*Task to complete*
Give back exactly the lines from the one with "Write a Python" through the one with "profit_yoy = [None, None, None, None, -1.75, 29.3, 18.4, 9.3]", inclusive, without the images.

───── Records to use

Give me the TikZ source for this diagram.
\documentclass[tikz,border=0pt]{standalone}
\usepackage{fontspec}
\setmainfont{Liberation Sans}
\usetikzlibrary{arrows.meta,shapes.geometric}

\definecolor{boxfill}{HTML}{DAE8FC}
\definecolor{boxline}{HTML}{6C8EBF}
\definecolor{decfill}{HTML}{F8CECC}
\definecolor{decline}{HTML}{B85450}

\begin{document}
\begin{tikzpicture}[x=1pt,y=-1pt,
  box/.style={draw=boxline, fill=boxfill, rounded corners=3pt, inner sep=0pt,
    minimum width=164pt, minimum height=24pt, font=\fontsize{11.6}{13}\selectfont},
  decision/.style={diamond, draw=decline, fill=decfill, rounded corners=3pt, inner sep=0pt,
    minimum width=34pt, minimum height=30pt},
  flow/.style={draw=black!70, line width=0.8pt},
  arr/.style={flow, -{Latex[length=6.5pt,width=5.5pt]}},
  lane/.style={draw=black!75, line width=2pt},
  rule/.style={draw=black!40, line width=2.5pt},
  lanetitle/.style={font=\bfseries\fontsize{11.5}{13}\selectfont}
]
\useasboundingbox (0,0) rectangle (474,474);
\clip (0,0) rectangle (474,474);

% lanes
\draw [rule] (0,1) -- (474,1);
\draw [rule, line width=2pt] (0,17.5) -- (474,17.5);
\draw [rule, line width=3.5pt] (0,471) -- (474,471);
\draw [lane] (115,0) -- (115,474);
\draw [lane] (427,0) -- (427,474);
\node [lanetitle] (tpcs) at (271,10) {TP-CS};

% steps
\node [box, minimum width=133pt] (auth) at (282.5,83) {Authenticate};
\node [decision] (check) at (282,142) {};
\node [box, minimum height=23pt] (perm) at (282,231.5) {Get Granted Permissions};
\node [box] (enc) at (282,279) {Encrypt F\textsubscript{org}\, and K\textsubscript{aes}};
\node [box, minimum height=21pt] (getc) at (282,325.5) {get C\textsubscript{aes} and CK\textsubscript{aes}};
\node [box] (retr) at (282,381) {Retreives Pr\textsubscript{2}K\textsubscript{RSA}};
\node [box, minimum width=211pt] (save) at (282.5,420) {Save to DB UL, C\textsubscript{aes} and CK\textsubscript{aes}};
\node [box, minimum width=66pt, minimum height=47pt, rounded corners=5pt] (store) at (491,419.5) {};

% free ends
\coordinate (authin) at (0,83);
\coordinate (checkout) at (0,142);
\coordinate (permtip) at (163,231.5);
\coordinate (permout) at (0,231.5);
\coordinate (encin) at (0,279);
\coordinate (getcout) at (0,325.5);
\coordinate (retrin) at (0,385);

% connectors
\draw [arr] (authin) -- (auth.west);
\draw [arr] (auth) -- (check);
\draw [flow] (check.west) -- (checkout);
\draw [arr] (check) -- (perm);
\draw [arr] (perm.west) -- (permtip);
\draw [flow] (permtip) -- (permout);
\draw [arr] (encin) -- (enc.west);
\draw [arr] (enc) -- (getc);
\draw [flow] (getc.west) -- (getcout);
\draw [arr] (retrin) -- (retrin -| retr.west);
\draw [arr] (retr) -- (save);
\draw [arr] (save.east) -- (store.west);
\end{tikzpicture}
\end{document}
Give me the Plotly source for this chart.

──────────
───── Records to use

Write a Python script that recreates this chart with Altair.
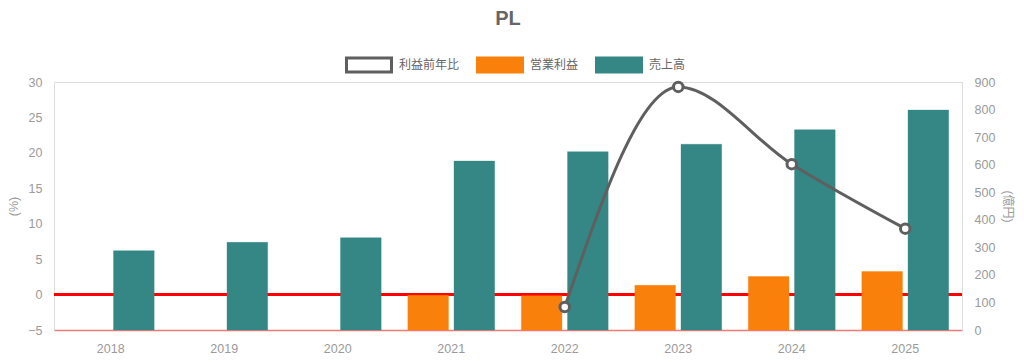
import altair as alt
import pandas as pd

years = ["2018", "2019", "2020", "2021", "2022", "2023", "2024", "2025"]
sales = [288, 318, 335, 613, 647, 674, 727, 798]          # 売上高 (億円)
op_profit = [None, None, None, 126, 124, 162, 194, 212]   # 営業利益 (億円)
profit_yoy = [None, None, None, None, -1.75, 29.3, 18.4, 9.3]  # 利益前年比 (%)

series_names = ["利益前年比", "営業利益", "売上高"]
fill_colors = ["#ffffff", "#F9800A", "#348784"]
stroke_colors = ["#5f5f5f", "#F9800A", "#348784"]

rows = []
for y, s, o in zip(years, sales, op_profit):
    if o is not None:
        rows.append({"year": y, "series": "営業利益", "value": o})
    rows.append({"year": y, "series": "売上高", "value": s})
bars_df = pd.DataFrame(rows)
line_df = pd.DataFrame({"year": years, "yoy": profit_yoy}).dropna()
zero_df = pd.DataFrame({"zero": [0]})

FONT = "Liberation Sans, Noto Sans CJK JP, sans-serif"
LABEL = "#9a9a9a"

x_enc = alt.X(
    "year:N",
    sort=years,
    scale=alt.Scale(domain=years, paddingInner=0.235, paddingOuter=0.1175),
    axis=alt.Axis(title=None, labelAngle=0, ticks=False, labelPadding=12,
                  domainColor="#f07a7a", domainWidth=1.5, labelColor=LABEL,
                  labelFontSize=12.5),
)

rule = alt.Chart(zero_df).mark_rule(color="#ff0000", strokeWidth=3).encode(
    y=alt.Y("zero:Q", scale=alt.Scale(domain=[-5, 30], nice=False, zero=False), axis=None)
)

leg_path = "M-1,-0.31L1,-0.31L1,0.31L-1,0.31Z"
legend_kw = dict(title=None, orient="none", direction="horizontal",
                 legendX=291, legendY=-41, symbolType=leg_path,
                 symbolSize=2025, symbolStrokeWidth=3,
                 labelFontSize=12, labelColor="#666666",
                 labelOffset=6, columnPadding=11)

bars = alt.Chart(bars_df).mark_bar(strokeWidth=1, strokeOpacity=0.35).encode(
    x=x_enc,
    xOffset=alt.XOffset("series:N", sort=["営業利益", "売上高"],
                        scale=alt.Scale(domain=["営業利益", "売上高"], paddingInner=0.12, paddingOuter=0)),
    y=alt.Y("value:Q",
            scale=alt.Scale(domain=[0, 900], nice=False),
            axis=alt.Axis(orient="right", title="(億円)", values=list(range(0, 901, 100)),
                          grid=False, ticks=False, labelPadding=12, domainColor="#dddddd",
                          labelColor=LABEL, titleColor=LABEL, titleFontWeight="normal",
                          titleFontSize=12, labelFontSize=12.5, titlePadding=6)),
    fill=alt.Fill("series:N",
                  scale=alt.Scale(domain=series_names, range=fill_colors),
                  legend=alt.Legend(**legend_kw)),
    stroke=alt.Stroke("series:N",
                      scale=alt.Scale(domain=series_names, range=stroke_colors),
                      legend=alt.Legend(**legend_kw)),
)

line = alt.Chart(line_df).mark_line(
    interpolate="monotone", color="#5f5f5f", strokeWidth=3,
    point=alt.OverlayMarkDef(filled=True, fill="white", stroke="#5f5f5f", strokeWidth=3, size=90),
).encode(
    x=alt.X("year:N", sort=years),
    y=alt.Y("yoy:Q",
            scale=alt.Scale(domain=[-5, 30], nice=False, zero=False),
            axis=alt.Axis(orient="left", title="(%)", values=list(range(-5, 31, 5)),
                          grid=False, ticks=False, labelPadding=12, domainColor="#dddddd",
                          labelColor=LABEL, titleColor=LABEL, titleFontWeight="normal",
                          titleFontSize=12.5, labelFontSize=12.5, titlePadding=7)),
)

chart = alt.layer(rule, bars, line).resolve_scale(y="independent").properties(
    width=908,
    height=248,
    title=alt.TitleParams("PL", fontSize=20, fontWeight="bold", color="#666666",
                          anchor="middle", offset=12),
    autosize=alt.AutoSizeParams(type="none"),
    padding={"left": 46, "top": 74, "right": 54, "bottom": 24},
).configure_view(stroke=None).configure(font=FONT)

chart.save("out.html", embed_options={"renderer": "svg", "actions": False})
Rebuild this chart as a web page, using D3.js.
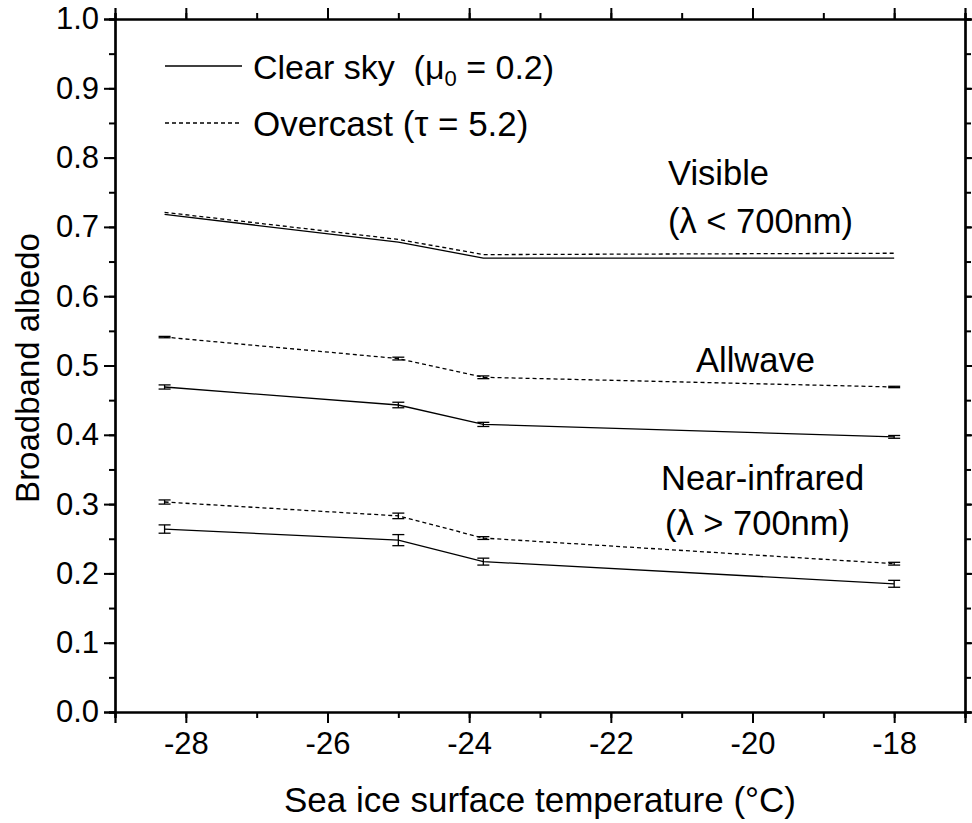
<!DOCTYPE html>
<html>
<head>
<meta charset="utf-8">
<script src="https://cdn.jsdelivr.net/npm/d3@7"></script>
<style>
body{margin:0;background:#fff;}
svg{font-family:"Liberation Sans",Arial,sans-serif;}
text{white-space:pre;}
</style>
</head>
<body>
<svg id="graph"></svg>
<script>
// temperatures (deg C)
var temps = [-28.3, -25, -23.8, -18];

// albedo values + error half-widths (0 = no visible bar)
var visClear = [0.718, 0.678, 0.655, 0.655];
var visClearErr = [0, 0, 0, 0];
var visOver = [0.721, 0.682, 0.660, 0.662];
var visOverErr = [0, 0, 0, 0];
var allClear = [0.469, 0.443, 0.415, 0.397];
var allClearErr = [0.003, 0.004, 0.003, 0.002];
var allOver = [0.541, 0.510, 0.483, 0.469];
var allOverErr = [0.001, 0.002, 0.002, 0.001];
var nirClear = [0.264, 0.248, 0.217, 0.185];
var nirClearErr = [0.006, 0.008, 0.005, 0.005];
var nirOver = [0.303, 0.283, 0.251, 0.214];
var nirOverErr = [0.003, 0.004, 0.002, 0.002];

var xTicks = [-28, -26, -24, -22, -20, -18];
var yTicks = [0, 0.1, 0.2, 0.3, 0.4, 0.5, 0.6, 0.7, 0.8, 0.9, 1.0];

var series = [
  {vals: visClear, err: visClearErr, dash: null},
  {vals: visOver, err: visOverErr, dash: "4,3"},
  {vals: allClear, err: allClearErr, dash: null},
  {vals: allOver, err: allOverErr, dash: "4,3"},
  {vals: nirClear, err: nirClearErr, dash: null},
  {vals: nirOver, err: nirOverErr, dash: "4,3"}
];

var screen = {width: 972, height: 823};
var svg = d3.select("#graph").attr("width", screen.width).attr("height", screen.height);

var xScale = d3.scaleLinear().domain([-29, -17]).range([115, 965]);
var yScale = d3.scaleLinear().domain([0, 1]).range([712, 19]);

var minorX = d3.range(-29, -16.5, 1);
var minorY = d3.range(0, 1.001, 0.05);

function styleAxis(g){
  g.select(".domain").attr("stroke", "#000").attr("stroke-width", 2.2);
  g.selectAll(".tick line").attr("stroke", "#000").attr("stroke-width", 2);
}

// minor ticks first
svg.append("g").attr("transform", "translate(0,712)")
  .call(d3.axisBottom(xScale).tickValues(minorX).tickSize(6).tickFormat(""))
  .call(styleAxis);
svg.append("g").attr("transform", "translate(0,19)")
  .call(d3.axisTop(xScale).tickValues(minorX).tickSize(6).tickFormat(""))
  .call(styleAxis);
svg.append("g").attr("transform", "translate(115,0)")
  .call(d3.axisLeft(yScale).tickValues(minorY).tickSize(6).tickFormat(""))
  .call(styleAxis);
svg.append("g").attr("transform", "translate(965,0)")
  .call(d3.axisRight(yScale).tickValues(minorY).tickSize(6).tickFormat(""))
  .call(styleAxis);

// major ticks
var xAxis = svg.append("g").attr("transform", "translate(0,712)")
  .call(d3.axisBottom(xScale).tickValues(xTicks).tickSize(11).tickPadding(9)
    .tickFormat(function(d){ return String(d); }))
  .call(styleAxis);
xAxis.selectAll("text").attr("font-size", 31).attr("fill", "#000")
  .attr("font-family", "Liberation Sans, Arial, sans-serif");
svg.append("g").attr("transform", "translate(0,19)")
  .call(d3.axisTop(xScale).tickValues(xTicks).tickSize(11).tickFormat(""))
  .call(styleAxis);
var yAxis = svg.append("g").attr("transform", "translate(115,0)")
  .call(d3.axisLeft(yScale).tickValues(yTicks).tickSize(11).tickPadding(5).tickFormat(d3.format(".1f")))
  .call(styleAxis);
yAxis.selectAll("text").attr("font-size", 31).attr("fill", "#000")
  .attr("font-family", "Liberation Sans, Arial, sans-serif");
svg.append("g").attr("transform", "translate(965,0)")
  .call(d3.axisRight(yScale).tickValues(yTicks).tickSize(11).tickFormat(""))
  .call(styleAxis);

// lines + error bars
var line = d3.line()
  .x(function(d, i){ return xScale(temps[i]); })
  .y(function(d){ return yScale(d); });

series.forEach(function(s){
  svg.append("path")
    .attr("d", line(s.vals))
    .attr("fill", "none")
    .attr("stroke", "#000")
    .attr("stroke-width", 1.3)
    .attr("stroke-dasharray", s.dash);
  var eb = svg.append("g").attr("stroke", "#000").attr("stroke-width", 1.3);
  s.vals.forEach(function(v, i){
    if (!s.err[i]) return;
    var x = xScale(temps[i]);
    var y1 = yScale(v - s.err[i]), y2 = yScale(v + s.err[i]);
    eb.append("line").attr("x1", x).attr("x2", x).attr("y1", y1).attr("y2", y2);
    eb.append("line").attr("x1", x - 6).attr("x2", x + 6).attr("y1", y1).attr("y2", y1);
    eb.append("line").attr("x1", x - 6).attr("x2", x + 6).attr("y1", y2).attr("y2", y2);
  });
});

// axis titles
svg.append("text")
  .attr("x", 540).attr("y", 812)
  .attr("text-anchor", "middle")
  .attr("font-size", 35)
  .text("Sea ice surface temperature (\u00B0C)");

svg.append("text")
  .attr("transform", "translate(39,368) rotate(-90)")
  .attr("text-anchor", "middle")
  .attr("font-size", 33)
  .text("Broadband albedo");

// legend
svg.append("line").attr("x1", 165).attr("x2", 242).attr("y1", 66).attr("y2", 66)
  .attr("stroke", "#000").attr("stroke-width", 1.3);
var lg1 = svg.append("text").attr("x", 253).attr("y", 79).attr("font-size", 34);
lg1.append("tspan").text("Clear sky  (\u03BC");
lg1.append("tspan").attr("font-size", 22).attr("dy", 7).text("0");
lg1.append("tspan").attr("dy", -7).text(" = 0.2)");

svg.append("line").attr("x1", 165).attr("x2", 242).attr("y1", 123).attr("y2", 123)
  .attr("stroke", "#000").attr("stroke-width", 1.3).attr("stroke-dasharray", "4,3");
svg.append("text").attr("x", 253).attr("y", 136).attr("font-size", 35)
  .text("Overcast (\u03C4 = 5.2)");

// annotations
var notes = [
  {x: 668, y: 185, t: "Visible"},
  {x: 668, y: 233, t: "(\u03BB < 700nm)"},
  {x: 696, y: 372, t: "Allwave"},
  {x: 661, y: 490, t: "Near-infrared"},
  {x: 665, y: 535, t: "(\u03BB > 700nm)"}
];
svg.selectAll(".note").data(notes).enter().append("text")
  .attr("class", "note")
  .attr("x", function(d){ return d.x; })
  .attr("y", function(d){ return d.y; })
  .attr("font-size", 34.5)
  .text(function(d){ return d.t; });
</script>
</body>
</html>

──────────

*In response*
Write a Python script that recreates this chart with Altair.
import altair as alt
import pandas as pd

years = ["2018", "2019", "2020", "2021", "2022", "2023", "2024", "2025"]
sales = [288, 318, 335, 613, 647, 674, 727, 798]          # 売上高 (億円)
op_profit = [None, None, None, 126, 124, 162, 194, 212]   # 営業利益 (億円)
profit_yoy = [None, None, None, None, -1.75, 29.3, 18.4, 9.3]  # 利益前年比 (%)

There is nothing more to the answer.